The Navy Seabees tore into the wet jungle in an all out, gung-ho effort to complete the first of Santo’s coral- topped air strips. Soon, the island became the launch point for pushing the Japs back up The Slot of the Solomons—a natural funnel from Guadalcanal up between a chain of islands with names like Bagga, Ranongga, Gizo, Munda, Kolombanagara, Rendova, Vangunu, Gatukai and Vella Lavella—up to the big, brooding island of Bougainville and nearby Buka. This was the beginning of an island-hopping, counter attack strategy that was to roll inexorably upward through the islands of the Pacific toward the homeland of Japan.
As we approached Espiritu Santo, the Kitkun Bay slid carefully past rocky outcrops along the treacherous, northern end of the island and on down the western edge—a land of unexplored jungle. At that time, planes that crashed into Santo’s green sea of thick, tropical jungle were never seen again. Minutes after the smoke cleared, a burnt plane was invisible.

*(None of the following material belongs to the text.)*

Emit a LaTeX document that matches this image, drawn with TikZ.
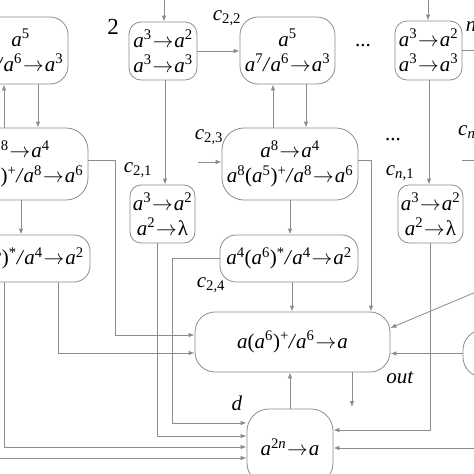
\documentclass[tikz,border=0pt]{standalone}
\usepackage{fontspec}
\setmainfont{Liberation Serif}
\usetikzlibrary{arrows.meta}
\newcommand\pa[1]{\textit{a}\textsuperscript{#1}}
\newcommand\myto{\kern1pt$\rightarrow$\kern1pt}
\newcommand\mysl{\textit{/}}
\colorlet{linecol}{black!45}
\begin{document}
\begin{tikzpicture}[x=1pt,y=-1pt,
  box/.style={draw=linecol, line width=0.8pt, align=center, inner sep=0pt,
    font=\fontsize{21}{25}\selectfont},
  lbl/.style={font=\fontsize{21}{24}\selectfont, inner sep=0pt},
  arr/.style={draw=linecol, line width=0.8pt, -{Latex[length=6pt,width=4.5pt]}},
  ln/.style={draw=linecol, line width=0.8pt}]
\useasboundingbox (0,0) rectangle (474,474);
\clip (0,0) rectangle (474,474);
% group 1
\node[box, rounded corners=18pt, minimum width=95pt, minimum height=67pt] (B1) at (20.5,50.5)
  {\pa{5}\\\pa{7}\mysl\pa{6}\myto\pa{3}};
\node[box, rounded corners=22pt, minimum width=136pt, minimum height=72pt] (B4) at (20,164)
  {\pa{8}\myto\pa{4}\\\pa{8}(\pa{5})\textsuperscript{+}\mysl\pa{8}\myto\pa{6}};
\node[box, rounded corners=16pt, minimum width=138pt, minimum height=47pt] (B7) at (21,258.5)
  {\pa{4}(\pa{5})\textsuperscript{*}\mysl\pa{4}\myto\pa{2}};
% group 2
\node[box, rounded corners=12pt, minimum width=68pt, minimum height=58pt] (B2) at (163,51)
  {\pa{3}\myto\pa{2}\\\pa{3}\myto\pa{3}};
\node[box, rounded corners=18pt, minimum width=95pt, minimum height=67pt] (B3) at (287.5,50.5)
  {\pa{5}\\\pa{7}\mysl\pa{6}\myto\pa{3}};
\node[box, rounded corners=22pt, minimum width=136pt, minimum height=72pt] (B5) at (290,164)
  {\pa{8}\myto\pa{4}\\\pa{8}(\pa{5})\textsuperscript{+}\mysl\pa{8}\myto\pa{6}};
\node[box, rounded corners=11pt, minimum width=65pt, minimum height=58pt] (C21) at (162.5,214)
  {\pa{3}\myto\pa{2}\\\pa{2}\myto λ};
\node[box, rounded corners=16pt, minimum width=138pt, minimum height=47pt] (B8) at (289,258.5)
  {\pa{4}(\pa{6})\textsuperscript{*}\mysl\pa{4}\myto\pa{2}};
% group n
\node[box, rounded corners=12pt, minimum width=67pt, minimum height=59pt] (Bn) at (428.5,50.5)
  {\pa{3}\myto\pa{2}\\\pa{3}\myto\pa{3}};
\node[box, rounded corners=11pt, minimum width=65pt, minimum height=58pt] (Cn1) at (430.5,214)
  {\pa{3}\myto\pa{2}\\\pa{2}\myto λ};
% output part
\node[box, rounded corners=20pt, minimum width=195pt, minimum height=60pt] (M) at (292.5,342)
  {\textit{a}(\pa{6})\textsuperscript{+}\mysl\pa{6}\myto\textit{a}};
\node[box, rounded corners=20pt, minimum width=100pt, minimum height=47pt] (R) at (513,353.5) {};
\node[box, rounded corners=22pt, minimum width=86pt, minimum height=76pt] (D) at (290,447)
  {\textit{a}\textsuperscript{2\textit{n}}\myto\textit{a}};
% labels
\node[lbl, font=\fontsize{23}{24}\selectfont] (l2) at (113,27) {2};
\node[lbl] (ln) at (471,27) {\textit{n}};
\node[lbl] (dots1) at (363,46) {...};
\node[lbl] (dots2) at (393,140) {...};
\node[lbl] (c22) at (227,18) {\textit{c}\textsubscript{2,2}};
\node[lbl] (c23) at (209,137) {\textit{c}\textsubscript{2,3}};
\node[lbl] (c21) at (138,170) {\textit{c}\textsubscript{2,1}};
\node[lbl] (c24) at (211,285) {\textit{c}\textsubscript{2,4}};
\node[lbl] (cn1) at (400,173) {\textit{c}\textsubscript{\textit{n},1}};
\node[lbl, anchor=west] (cn) at (458,133) {\textit{c}\textsubscript{\textit{n},2}};
\node[lbl] (out) at (400,378) {\textit{out}};
\node[lbl] (dl) at (237,403) {\textit{d}};
% free ends
\coordinate (in2) at (164,-10);
\coordinate (inN) at (428,-10);
\coordinate (c23in) at (198,162);
\coordinate (cnin) at (462,160);
\coordinate (cnin2) at (495,160);
\coordinate (outN) at (495,50);
\coordinate (dg) at (495,284);
\coordinate (inL) at (-10,458);
\coordinate (inR) at (495,448);
\coordinate (outp) at (352,407);
% group 1 connectors
\draw[arr] (B1.south -| 38,0) -- (B4.north -| 38,0);
\draw[arr] (B4.north -| 4,0) -- (B1.south -| 4,0);
\draw[arr] (B4.east |- 0,160) -- (115,160) -- (115,335) -- (M.west |- 0,335);
\draw[arr] (B4.south -| 21,0) -- (B7.north -| 21,0);
\draw[arr] (B7.south -| 58,0) -- (58,353) -- (M.west |- 0,353);
\draw[arr] (B7.south -| 4,0) -- (4,447) -- (D.west |- 0,447);
\draw[arr] (inL) -- (inL -| D.west);
% group 2 connectors
\draw[arr] (in2) -- (in2 |- B2.north);
\draw[arr] (B2.east) -- (B2.east -| B3.west);
\draw[arr] (B3.south -| 306,0) -- (B5.north -| 306,0);
\draw[arr] (B5.north -| 273,0) -- (B3.south -| 273,0);
\draw[arr] (B2.south -| 165,0) -- (C21.north -| 165,0);
\draw[arr] (c23in) -- (c23in -| B5.west);
\draw[arr] (B5.east |- 0,160) -- (371,160) -- (M.north -| 371,0);
\draw[arr] (B5.south -| 290,0) -- (B8.north -| 290,0);
\draw[arr] (B8.south -| 292,0) -- (M.north -| 292,0);
\draw[arr] (B8.west |- 0,258) -- (172,258) -- (172,423) -- (D.west |- 0,423);
\draw[arr] (C21.south -| 157,0) -- (157,436) -- (D.west |- 0,436);
% group n connectors
\draw[arr] (inN) -- (inN |- Bn.north);
\draw[arr] (Bn.south -| 429,0) -- (Cn1.north -| 429,0);
\draw[ln] (Bn.east |- 0,50) -- (outN);
\draw[arr] (cnin) -- (cnin2);
\draw[arr] (Cn1.south -| 430,0) -- (430,430) -- (D.east |- 0,430);
\draw[arr] (dg) -- (M.east |- 0,328);
\draw[arr] (R.west) -- (R.west -| M.east);
\draw[arr] (inR) -- (inR -| D.east);
% output
\draw[arr] (M.south -| 352,0) -- (outp);
\draw[arr] (D.north -| 290,0) -- (M.south -| 290,0);
\end{tikzpicture}
\end{document}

The jungle contrasted starkly with the southern half of the island, which had become a bustling Marine Corps concentration. We disembarked by Higgins boat at Pallikula Bay.
Today, Espiritu Santo is probably best known as the island setting for James A. Michener’s Pulitzer-winning classic, Tales of the South Pacific. He was stationed on Espiritu Santo during the war.
Within hours, Ox Wilson and I unexpectedly ran into three University of Oregon Ducks: Bob Ballard, Clyde Hollenbeck and Ralph Hartzell. They were pilots in VMTB-134, another TBF squadron. Both squadrons were billeted in Dallas huts, set in a stand of coconut trees on an abandoned plantation, less than a quarter mile from the air strip. A nearby double Quonset Hut served as our mess hall and another double Quonset Hut, located down along the edge of the palm-fringed beach, served as an overcrowded Officers’ Club. It was furnished with one large poker table and several chairs and benches, half- empty bookshelves, a few card tables and chairs and a busy full-length, stand-up bar serving Torpedo Juice and whatever beer was available. Torpedo Juice was the name South Pacific sailors and Marines gave early in the war to a lethal mix of high grain alcohol fuel stirred into canned grapefruit juice.